Yes, the same principles apply to motorcycle engines. However, motorcycle engines often run at higher RPMs (10,000+ for sport bikes) and may have different efficiency characteristics. You may need to adjust the RPM input accordingly. Also, two-stroke motorcycle engines (which are becoming rare) have different power characteristics than four-stroke engines.
What's a good power-to-weight ratio?
Power-to-weight ratio (hp per liter of displacement) varies by application:
- Economy Cars: 50-70 hp/L
- Family Sedans: 70-100 hp/L
- Sports Cars: 100-150 hp/L
- Supercars: 150-250+ hp/L
- Diesel Engines: 40-80 hp/L (higher torque at lower RPMs)
Modern turbocharged engines often exceed 100 hp/L, while naturally aspirated engines typically range from 60-90 hp/L.
How does engine displacement affect fuel economy?
Generally, larger displacement engines consume more fuel because they burn more air-fuel mixture per cycle. However, modern technologies have blurred this relationship. A small turbocharged engine can sometimes match the power of a larger naturally aspirated engine while using less fuel at cruise.
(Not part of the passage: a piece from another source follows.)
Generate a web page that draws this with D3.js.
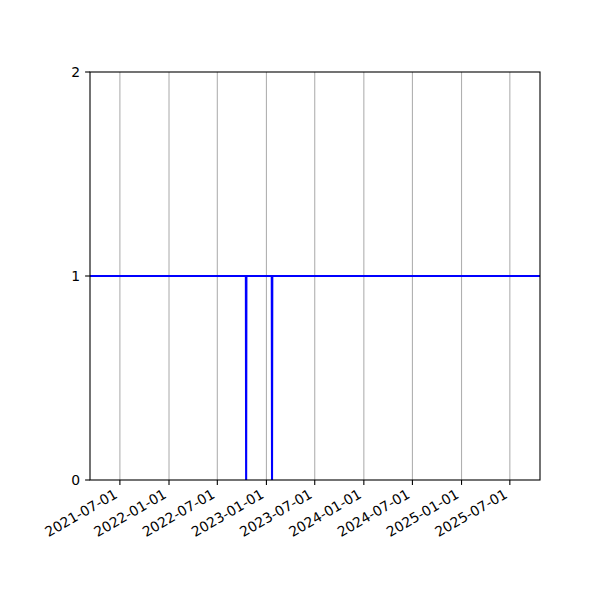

The EPA's fueleconomy.gov website provides tools to compare actual fuel economy data across different engine sizes.
What's the future of engine displacement and horsepower?
The automotive industry is shifting toward electrification, which changes how we think about power. Electric motors produce instant torque and don't have displacement, but we can calculate equivalent horsepower. Many experts predict that as electric vehicles become dominant, traditional displacement measurements will become less relevant, while power output (in hp or kW) will remain an important specification for performance comparison.